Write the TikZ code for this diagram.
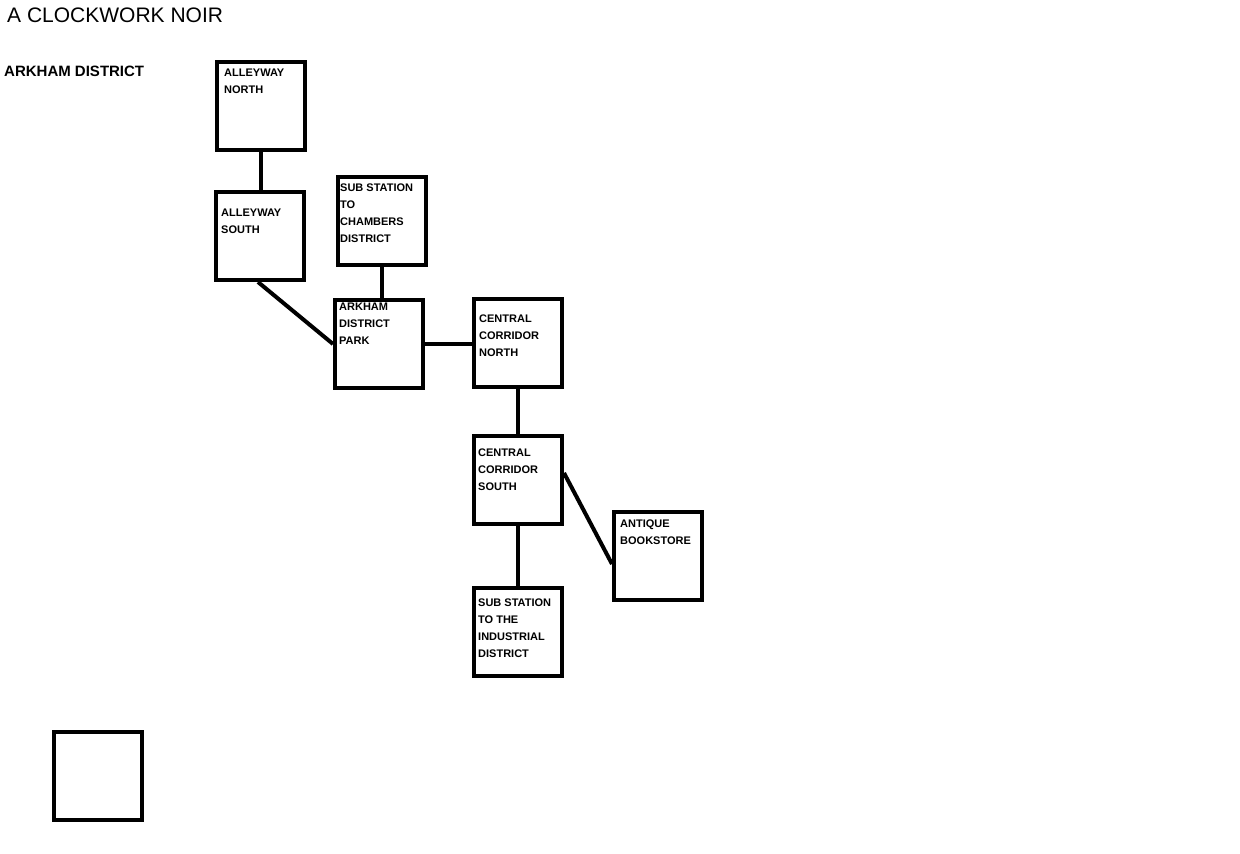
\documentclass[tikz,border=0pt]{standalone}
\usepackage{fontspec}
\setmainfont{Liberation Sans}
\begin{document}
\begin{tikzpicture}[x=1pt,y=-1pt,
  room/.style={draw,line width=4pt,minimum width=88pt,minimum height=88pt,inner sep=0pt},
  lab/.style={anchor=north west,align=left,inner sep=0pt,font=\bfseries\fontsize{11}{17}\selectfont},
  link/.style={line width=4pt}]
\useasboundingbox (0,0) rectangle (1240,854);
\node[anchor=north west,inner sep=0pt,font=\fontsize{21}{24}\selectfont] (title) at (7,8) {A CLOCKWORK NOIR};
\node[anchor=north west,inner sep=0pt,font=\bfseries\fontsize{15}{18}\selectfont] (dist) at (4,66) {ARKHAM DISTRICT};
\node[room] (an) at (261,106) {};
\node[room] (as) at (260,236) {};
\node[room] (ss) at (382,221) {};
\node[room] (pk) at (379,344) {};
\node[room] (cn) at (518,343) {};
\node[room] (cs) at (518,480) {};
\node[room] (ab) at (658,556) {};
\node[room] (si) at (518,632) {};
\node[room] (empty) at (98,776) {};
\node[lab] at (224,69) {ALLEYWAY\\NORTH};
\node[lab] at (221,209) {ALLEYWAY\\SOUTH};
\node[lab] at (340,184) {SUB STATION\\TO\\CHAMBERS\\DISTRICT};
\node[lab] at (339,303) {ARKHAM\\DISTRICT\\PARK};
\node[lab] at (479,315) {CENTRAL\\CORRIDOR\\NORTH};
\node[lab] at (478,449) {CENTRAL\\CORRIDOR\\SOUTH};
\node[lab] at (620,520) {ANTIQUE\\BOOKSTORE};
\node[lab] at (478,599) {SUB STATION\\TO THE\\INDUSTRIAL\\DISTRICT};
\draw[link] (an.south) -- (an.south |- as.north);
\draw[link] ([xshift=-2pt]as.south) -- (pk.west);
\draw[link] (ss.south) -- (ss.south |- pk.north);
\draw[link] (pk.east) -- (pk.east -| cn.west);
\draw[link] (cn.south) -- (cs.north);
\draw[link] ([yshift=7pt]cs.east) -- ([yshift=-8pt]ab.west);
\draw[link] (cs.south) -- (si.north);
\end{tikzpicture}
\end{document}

##########

Output each line exactly; omit every picture.

**EXERCISE ANSWER:**
Write the TikZ code for this diagram.
\documentclass[tikz,border=0pt]{standalone}
\usepackage{fontspec}
\setmainfont{Liberation Sans}
\begin{document}
\begin{tikzpicture}[x=1pt,y=-1pt,
  room/.style={draw,line width=4pt,minimum width=88pt,minimum height=88pt,inner sep=0pt},
  lab/.style={anchor=north west,align=left,inner sep=0pt,font=\bfseries\fontsize{11}{17}\selectfont},
  link/.style={line width=4pt}]
\useasboundingbox (0,0) rectangle (1240,854);
\node[anchor=north west,inner sep=0pt,font=\fontsize{21}{24}\selectfont] (title) at (7,8) {A CLOCKWORK NOIR};
\node[anchor=north west,inner sep=0pt,font=\bfseries\fontsize{15}{18}\selectfont] (dist) at (4,66) {ARKHAM DISTRICT};
\node[room] (an) at (261,106) {};
\node[room] (as) at (260,236) {};
\node[room] (ss) at (382,221) {};
\node[room] (pk) at (379,344) {};
\node[room] (cn) at (518,343) {};
\node[room] (cs) at (518,480) {};
\node[room] (ab) at (658,556) {};
\node[room] (si) at (518,632) {};
\node[room] (empty) at (98,776) {};
\node[lab] at (224,69) {ALLEYWAY\\NORTH};
\node[lab] at (221,209) {ALLEYWAY\\SOUTH};
\node[lab] at (340,184) {SUB STATION\\TO\\CHAMBERS\\DISTRICT};
\node[lab] at (339,303) {ARKHAM\\DISTRICT\\PARK};
\node[lab] at (479,315) {CENTRAL\\CORRIDOR\\NORTH};
\node[lab] at (478,449) {CENTRAL\\CORRIDOR\\SOUTH};
\node[lab] at (620,520) {ANTIQUE\\BOOKSTORE};
\node[lab] at (478,599) {SUB STATION\\TO THE\\INDUSTRIAL\\DISTRICT};
\draw[link] (an.south) -- (an.south |- as.north);
\draw[link] ([xshift=-2pt]as.south) -- (pk.west);
\draw[link] (ss.south) -- (ss.south |- pk.north);
\draw[link] (pk.east) -- (pk.east -| cn.west);
\draw[link] (cn.south) -- (cs.north);
\draw[link] ([yshift=7pt]cs.east) -- ([yshift=-8pt]ab.west);
\draw[link] (cs.south) -- (si.north);
\end{tikzpicture}
\end{document}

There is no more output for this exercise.